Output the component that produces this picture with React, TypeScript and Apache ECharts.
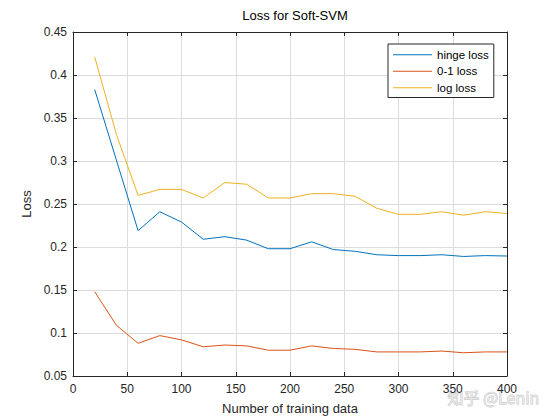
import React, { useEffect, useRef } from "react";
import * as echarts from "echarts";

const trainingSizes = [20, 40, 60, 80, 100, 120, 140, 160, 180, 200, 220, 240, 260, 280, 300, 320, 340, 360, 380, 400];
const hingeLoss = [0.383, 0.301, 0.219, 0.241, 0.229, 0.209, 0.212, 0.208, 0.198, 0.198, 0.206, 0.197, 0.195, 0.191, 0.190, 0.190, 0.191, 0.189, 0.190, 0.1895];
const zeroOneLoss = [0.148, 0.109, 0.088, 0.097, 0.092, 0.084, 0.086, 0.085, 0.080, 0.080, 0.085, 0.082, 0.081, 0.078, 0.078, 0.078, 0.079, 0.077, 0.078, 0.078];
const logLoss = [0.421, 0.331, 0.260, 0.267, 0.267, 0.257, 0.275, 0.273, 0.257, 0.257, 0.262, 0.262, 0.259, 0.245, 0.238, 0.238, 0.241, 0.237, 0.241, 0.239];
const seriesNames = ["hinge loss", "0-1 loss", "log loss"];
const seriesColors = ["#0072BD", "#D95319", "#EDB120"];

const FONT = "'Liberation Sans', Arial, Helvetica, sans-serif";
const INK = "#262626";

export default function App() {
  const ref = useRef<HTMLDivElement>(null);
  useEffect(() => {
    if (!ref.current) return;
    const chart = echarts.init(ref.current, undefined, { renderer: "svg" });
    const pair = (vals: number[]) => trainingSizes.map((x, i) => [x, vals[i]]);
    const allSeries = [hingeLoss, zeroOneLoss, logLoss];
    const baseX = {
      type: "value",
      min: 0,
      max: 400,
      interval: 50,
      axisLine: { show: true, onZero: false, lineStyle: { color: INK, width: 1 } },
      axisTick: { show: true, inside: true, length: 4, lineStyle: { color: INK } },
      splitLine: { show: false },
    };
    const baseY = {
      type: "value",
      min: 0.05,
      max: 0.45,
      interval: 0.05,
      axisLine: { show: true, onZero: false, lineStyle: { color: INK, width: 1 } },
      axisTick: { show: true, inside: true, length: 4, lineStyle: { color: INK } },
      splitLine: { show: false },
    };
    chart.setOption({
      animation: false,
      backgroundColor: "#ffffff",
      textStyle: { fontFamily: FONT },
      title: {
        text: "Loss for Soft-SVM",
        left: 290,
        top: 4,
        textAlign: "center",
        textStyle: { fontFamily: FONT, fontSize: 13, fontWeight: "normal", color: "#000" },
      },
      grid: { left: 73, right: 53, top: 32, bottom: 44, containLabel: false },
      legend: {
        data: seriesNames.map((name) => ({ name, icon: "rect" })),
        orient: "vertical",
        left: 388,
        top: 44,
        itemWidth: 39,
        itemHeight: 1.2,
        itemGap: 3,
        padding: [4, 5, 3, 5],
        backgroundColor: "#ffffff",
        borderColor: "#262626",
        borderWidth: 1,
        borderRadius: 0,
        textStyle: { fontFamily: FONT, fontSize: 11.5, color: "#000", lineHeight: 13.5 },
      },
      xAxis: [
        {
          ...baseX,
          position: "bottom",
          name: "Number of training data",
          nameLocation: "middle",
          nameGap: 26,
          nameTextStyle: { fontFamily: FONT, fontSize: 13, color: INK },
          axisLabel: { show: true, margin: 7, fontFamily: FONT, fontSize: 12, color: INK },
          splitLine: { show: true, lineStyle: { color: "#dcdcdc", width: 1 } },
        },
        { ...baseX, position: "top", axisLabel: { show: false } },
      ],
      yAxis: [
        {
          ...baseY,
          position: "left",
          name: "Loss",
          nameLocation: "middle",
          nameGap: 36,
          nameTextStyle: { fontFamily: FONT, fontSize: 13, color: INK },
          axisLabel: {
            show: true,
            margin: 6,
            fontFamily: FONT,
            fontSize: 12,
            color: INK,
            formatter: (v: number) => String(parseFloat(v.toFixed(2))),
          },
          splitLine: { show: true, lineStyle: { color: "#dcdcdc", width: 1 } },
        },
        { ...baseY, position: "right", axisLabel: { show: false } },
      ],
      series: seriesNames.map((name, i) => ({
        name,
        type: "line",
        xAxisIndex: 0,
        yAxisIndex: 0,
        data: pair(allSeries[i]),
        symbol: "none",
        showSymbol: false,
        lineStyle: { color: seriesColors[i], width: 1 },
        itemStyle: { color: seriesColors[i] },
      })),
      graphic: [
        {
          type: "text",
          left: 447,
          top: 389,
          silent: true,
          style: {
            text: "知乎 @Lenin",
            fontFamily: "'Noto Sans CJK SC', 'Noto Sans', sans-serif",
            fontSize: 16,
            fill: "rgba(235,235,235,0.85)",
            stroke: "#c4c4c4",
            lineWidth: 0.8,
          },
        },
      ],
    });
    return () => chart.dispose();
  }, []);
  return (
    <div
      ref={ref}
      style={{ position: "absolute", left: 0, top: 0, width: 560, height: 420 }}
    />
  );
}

◇ ◇ ◇

What you should do: Except for the pictures, copy the material above exactly.

The completed task:
Output the component that produces this picture with React, TypeScript and Apache ECharts.
import React, { useEffect, useRef } from "react";
import * as echarts from "echarts";

const trainingSizes = [20, 40, 60, 80, 100, 120, 140, 160, 180, 200, 220, 240, 260, 280, 300, 320, 340, 360, 380, 400];
const hingeLoss = [0.383, 0.301, 0.219, 0.241, 0.229, 0.209, 0.212, 0.208, 0.198, 0.198, 0.206, 0.197, 0.195, 0.191, 0.190, 0.190, 0.191, 0.189, 0.190, 0.1895];
const zeroOneLoss = [0.148, 0.109, 0.088, 0.097, 0.092, 0.084, 0.086, 0.085, 0.080, 0.080, 0.085, 0.082, 0.081, 0.078, 0.078, 0.078, 0.079, 0.077, 0.078, 0.078];
const logLoss = [0.421, 0.331, 0.260, 0.267, 0.267, 0.257, 0.275, 0.273, 0.257, 0.257, 0.262, 0.262, 0.259, 0.245, 0.238, 0.238, 0.241, 0.237, 0.241, 0.239];
const seriesNames = ["hinge loss", "0-1 loss", "log loss"];
const seriesColors = ["#0072BD", "#D95319", "#EDB120"];

const FONT = "'Liberation Sans', Arial, Helvetica, sans-serif";
const INK = "#262626";

export default function App() {
  const ref = useRef<HTMLDivElement>(null);
  useEffect(() => {
    if (!ref.current) return;
    const chart = echarts.init(ref.current, undefined, { renderer: "svg" });
    const pair = (vals: number[]) => trainingSizes.map((x, i) => [x, vals[i]]);
    const allSeries = [hingeLoss, zeroOneLoss, logLoss];
    const baseX = {
      type: "value",
      min: 0,
      max: 400,
      interval: 50,
      axisLine: { show: true, onZero: false, lineStyle: { color: INK, width: 1 } },
      axisTick: { show: true, inside: true, length: 4, lineStyle: { color: INK } },
      splitLine: { show: false },
    };
    const baseY = {
      type: "value",
      min: 0.05,
      max: 0.45,
      interval: 0.05,
      axisLine: { show: true, onZero: false, lineStyle: { color: INK, width: 1 } },
      axisTick: { show: true, inside: true, length: 4, lineStyle: { color: INK } },
      splitLine: { show: false },
    };
    chart.setOption({
      animation: false,
      backgroundColor: "#ffffff",
      textStyle: { fontFamily: FONT },
      title: {
        text: "Loss for Soft-SVM",
        left: 290,
        top: 4,
        textAlign: "center",
        textStyle: { fontFamily: FONT, fontSize: 13, fontWeight: "normal", color: "#000" },
      },
      grid: { left: 73, right: 53, top: 32, bottom: 44, containLabel: false },
      legend: {
        data: seriesNames.map((name) => ({ name, icon: "rect" })),
        orient: "vertical",
        left: 388,
        top: 44,
        itemWidth: 39,
        itemHeight: 1.2,
        itemGap: 3,
        padding: [4, 5, 3, 5],
        backgroundColor: "#ffffff",
        borderColor: "#262626",
        borderWidth: 1,
        borderRadius: 0,
        textStyle: { fontFamily: FONT, fontSize: 11.5, color: "#000", lineHeight: 13.5 },
      },
      xAxis: [
        {
          ...baseX,
          position: "bottom",
          name: "Number of training data",
          nameLocation: "middle",
          nameGap: 26,
          nameTextStyle: { fontFamily: FONT, fontSize: 13, color: INK },
          axisLabel: { show: true, margin: 7, fontFamily: FONT, fontSize: 12, color: INK },
          splitLine: { show: true, lineStyle: { color: "#dcdcdc", width: 1 } },
        },
        { ...baseX, position: "top", axisLabel: { show: false } },
      ],
      yAxis: [
        {
          ...baseY,
          position: "left",
          name: "Loss",
          nameLocation: "middle",
          nameGap: 36,
          nameTextStyle: { fontFamily: FONT, fontSize: 13, color: INK },
          axisLabel: {
            show: true,
            margin: 6,
            fontFamily: FONT,
            fontSize: 12,
            color: INK,
            formatter: (v: number) => String(parseFloat(v.toFixed(2))),
          },
          splitLine: { show: true, lineStyle: { color: "#dcdcdc", width: 1 } },
        },
        { ...baseY, position: "right", axisLabel: { show: false } },
      ],
      series: seriesNames.map((name, i) => ({
        name,
        type: "line",
        xAxisIndex: 0,
        yAxisIndex: 0,
        data: pair(allSeries[i]),
        symbol: "none",
        showSymbol: false,
        lineStyle: { color: seriesColors[i], width: 1 },
        itemStyle: { color: seriesColors[i] },
      })),
      graphic: [
        {
          type: "text",
          left: 447,
          top: 389,
          silent: true,
          style: {
            text: "知乎 @Lenin",
            fontFamily: "'Noto Sans CJK SC', 'Noto Sans', sans-serif",
            fontSize: 16,
            fill: "rgba(235,235,235,0.85)",
            stroke: "#c4c4c4",
            lineWidth: 0.8,
          },
        },
      ],
    });
    return () => chart.dispose();
  }, []);
  return (
    <div
      ref={ref}
      style={{ position: "absolute", left: 0, top: 0, width: 560, height: 420 }}
    />
  );
}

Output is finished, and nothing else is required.